Commissioner Of Income-Tax, Delhi-I vs Anand Prasad And Others on 22 September, 1980
ReferenceCourt
Date
Bench
Citation
Keywords
Income Tax, Appellate Tribunal, Appellate Assistant Commissioner, New Contention, Capital Gains, Business Income, Scope of Appeal, Section 33, Section 12B, Income-tax Act 1922, Escaped Assessment, Statutory Interpretation, Reference, Taxable Profits, R.S. Banarsi Dass.
Sections & Acts
- Indian Income-tax Act, 1922: Section 12B, Section 28, Section 31, Section 31(3), Section 33, Section 33(1), Section 33(2), Section 33B, Section 34. - Finance (No. 3) Act of 1956.
Case details are shown in the header and cards above. Below is the synopsis extracted from the judgment summary.
Subject
Income Tax – Appellate Tribunal’s power to entertain new contentions – Assessment of 'capital gains' not raised before lower authorities
Key Legal Propositions
- The Appellate Tribunal, in an appeal under Section 33 of the Income-tax Act, 1922, cannot generally permit a new contention, such as the assessment of income under a different head (e.g., 'capital gains' instead of 'business income'), if it was not raised before the Appellate Assistant Commissioner (AAC) and involves fresh facts not on record.
- The right of appeal under Section 33 of the Income-tax Act, 1922, for both the assessee and the department, is confined to challenging errors, defects, or mistakes in the order of the Appellate Assistant Commissioner, and does not extend to raising entirely new points that were never considered by the lower appellate authority.

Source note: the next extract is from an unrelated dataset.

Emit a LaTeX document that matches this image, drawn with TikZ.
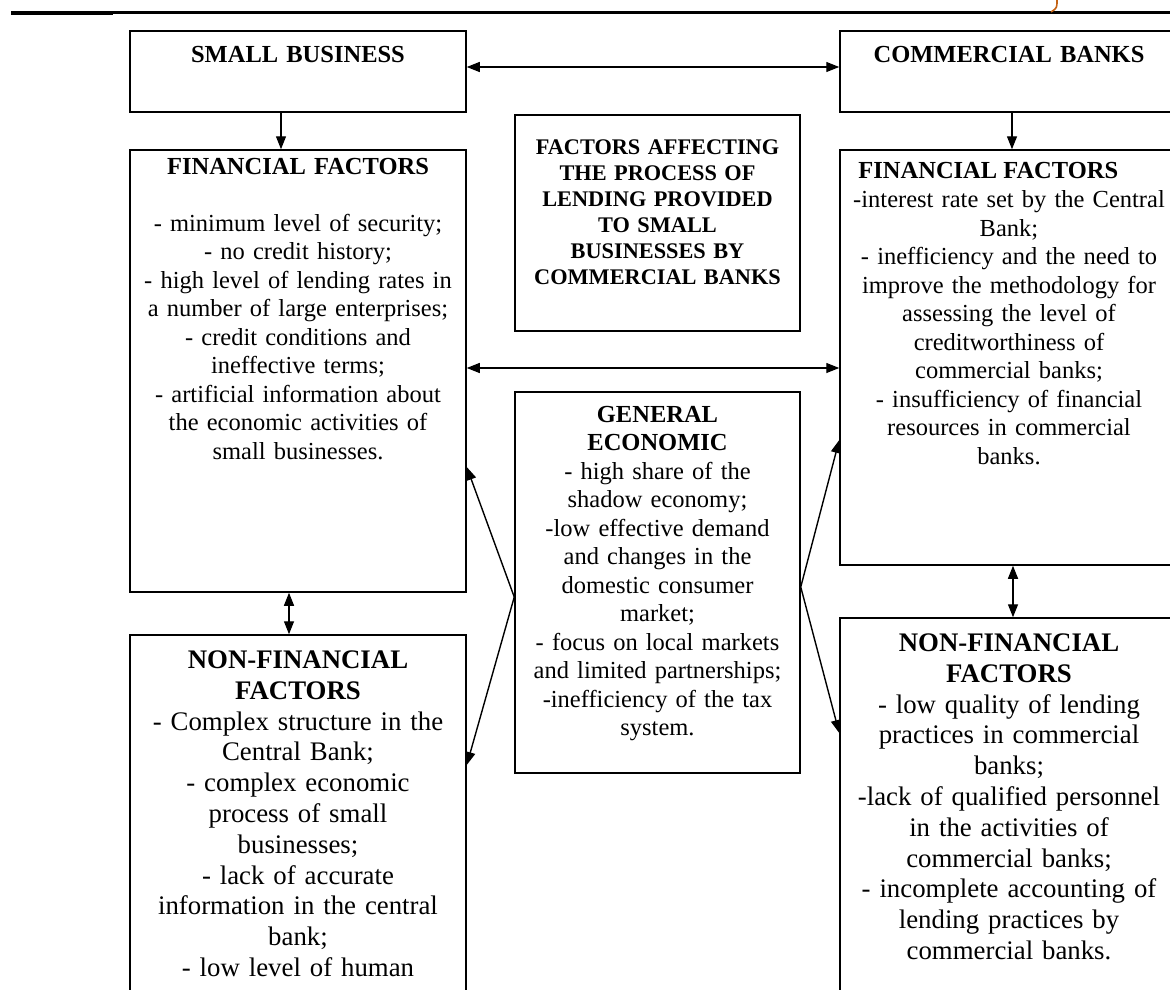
\documentclass[tikz,border=0pt]{standalone}
\usepackage{fontspec}
\setmainfont{Liberation Serif}
\usetikzlibrary{positioning,calc,arrows.meta}
\definecolor{hdrorange}{RGB}{196,98,20}

\begin{document}
\begin{tikzpicture}[x=1pt, y=-1pt,
        box/.style={draw, line width=1.5pt, inner sep=0pt},
        txt/.style={inner sep=0pt, text width=320pt, align=center, font=\fontsize{24.5}{28.5}\selectfont},
        bigtxt/.style={txt, font=\fontsize{26.8}{30.8}\selectfont},
        arr/.style={line width=1.4pt, -{Triangle[length=13pt,width=10pt]}},
        dblarr/.style={line width=1.4pt, {Triangle[length=13pt,width=10pt]}-{Triangle[length=13pt,width=10pt]}}]
        \useasboundingbox (0,0) rectangle (1170,990);
        \clip (0,0) rectangle (1170,990);

        % page header rule and the cut-off mark above it
        \draw[line width=4pt] (11,13) -- (113,13);
        \draw[line width=3pt] (113,12.5) -- (1170,12.5);
        \draw[hdrorange, line width=1.6pt] (1057,0) .. controls (1057,8) .. (1051,12);

        % the boxes
        \node[box, minimum width=336pt, minimum height=81pt]  (sb)  at (298,71.5)   {};   % small business
        \node[box, minimum width=338pt, minimum height=81pt]  (cb)  at (1009,71.5)  {};   % commercial banks
        \node[box, minimum width=336pt, minimum height=442pt] (fl)  at (298,371)    {};   % financial, left
        \node[box, minimum width=285pt, minimum height=216pt] (ft)  at (657.5,223)  {};   % title box
        \node[box, minimum width=338pt, minimum height=415pt] (fr)  at (1009,357.5) {};   % financial, right
        \node[box, minimum width=285pt, minimum height=381pt] (ge)  at (657.5,582.5) {};  % general economic
        \node[box, minimum width=336pt, minimum height=365pt] (nfl) at (298,817.5)  {};   % non-financial, left
        \node[box, minimum width=338pt, minimum height=382pt] (nfr) at (1009,809)   {};   % non-financial, right

        % the texts
        \node[txt, below=15.5pt of sb.north] (sbtxt) {\textbf{SMALL BUSINESS}};
        \node[txt, below=16pt of cb.north] (cbtxt) {\textbf{COMMERCIAL BANKS}};
        \node[txt, below=8.8pt of fl.north] (fltxt) {\textbf{FINANCIAL FACTORS}\\[28.5pt]
            - minimum level of security;\\ - no credit history;\\ - high level of lending rates in\\
            a number of large enterprises;\\ - credit conditions and\\ ineffective terms;\\
            - artificial information about\\ the economic activities of\\ small businesses.};
        \node[txt, text width=275pt, font=\bfseries\fontsize{22.3}{26}\selectfont, below=25pt of ft.north] (fttxt)
            {FACTORS AFFECTING\\ THE PROCESS OF\\ LENDING PROVIDED\\ TO SMALL\\ BUSINESSES BY\\ COMMERCIAL BANKS};
        \node[txt, text width=, below right=13.3pt and 19pt of fr.north west] (frtitle) {\textbf{FINANCIAL FACTORS}};
        \node[txt, below=41.3pt of fr.north] (frtxt) {-interest rate set by the Central\\ Bank;\\
            - inefficiency and the need to\\ improve the methodology for\\ assessing the level of\\
            creditworthiness of\\ commercial banks;\\ - insufficiency of financial\\
            resources in commercial\\ banks.};
        \node[txt, text width=275pt, below=14.8pt of ge.north] (getxt) {\textbf{GENERAL}\\ \textbf{ECONOMIC}\\
            - high share of the\\ shadow economy;\\ -low effective demand\\ and changes in the\\
            domestic consumer\\ market;\\ - focus on local markets\\ and limited partnerships;\\
            -inefficiency of the tax\\ system.};
        \node[bigtxt, below=16.3pt of nfl.north] (nfltxt) {\textbf{NON-FINANCIAL}\\ \textbf{FACTORS}\\
            - Complex structure in the\\ Central Bank;\\ - complex economic\\ process of small\\
            businesses;\\ - lack of accurate\\ information in the central\\ bank;\\ - low level of human};
        \node[bigtxt, below=16.3pt of nfr.north] (nfrtxt) {\textbf{NON-FINANCIAL}\\ \textbf{FACTORS}\\
            - low quality of lending\\ practices in commercial\\ banks;\\ -lack of qualified personnel\\
            in the activities of\\ commercial banks;\\ - incomplete accounting of\\
            lending practices by\\ commercial banks.};

        % start points of the slanted arrows
        \coordinate (gel) at ($(ge.west)+(0,14.5)$);
        \coordinate (ger) at ($(ge.east)+(0,4.5)$);

        % connectors
        \draw[dblarr] ($(sb.east)+(0,-4.5)$) -- ($(cb.west)+(0,-4.5)$);     % small business <-> banks
        \draw[arr] ($(sb.south)+(-17,0)$) -- ($(fl.north)+(-17,0)$);       % down to financial, left
        \draw[arr] ($(cb.south)+(3,0)$) -- ($(fr.north)+(3,0)$);           % down to financial, right
        \draw[dblarr] ($(fl.east)+(0,-3)$) -- ($(fr.west)+(0,10.5)$);       % financial <-> financial
        \draw[dblarr] ($(fl.south)+(-9,0)$) -- ($(nfl.north)+(-9,0)$);      % financial <-> non-financial, left
        \draw[dblarr] ($(fr.south)+(4,0)$) -- ($(nfr.north)+(4,0)$);        % financial <-> non-financial, right
        \draw[arr] (gel) -- ($(fl.east)+(0,96)$);
        \draw[arr] (gel) -- ($(nfl.east)+(0,-52.5)$);
        \draw[arr] (ger) -- ($(fr.west)+(0,82.5)$);
        \draw[arr] (ger) -- ($(nfr.west)+(0,-76)$);
\end{tikzpicture}
\end{document}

- The assessment of 'capital gains' under Section 12B of the Income-tax Act, 1922, when the initial assessment concerned 'business income' and was set aside, constitutes a distinct legal and factual issue requiring specific evidence (like the asset's value on 1st January, 1954), making it a new point unsuitable for introduction at the Tribunal stage.
Judgment Summary
Background
The assessee, R. S. Banarsi Dass (represented by his legal representatives), had sold plots of land during the assessment years 1958-59, 1959-60, and 1960-61. The Income-tax Officer (ITO) initially assessed the profits from these sales as 'business income'. Following a precedent set by the Income-tax Appellate Tribunal for earlier assessment years (1956-57 and 1957-58) where similar sales were held not to be an adventure in the nature of trade, the Appellate Assistant Commissioner (AAC) set aside the ITO's assessments for the years in question. The Department then appealed to the Tribunal. Before the Tribunal, the Department sought to introduce a new contention for the first time: that if the profits were not assessable as 'business gains', they should be taxed under the head 'capital gains'. The Tribunal refused to entertain this new contention, holding that it had not been raised before the AAC. Consequently, a question was referred to the High Court for its opinion regarding the Tribunal's justification in refusing this new contention.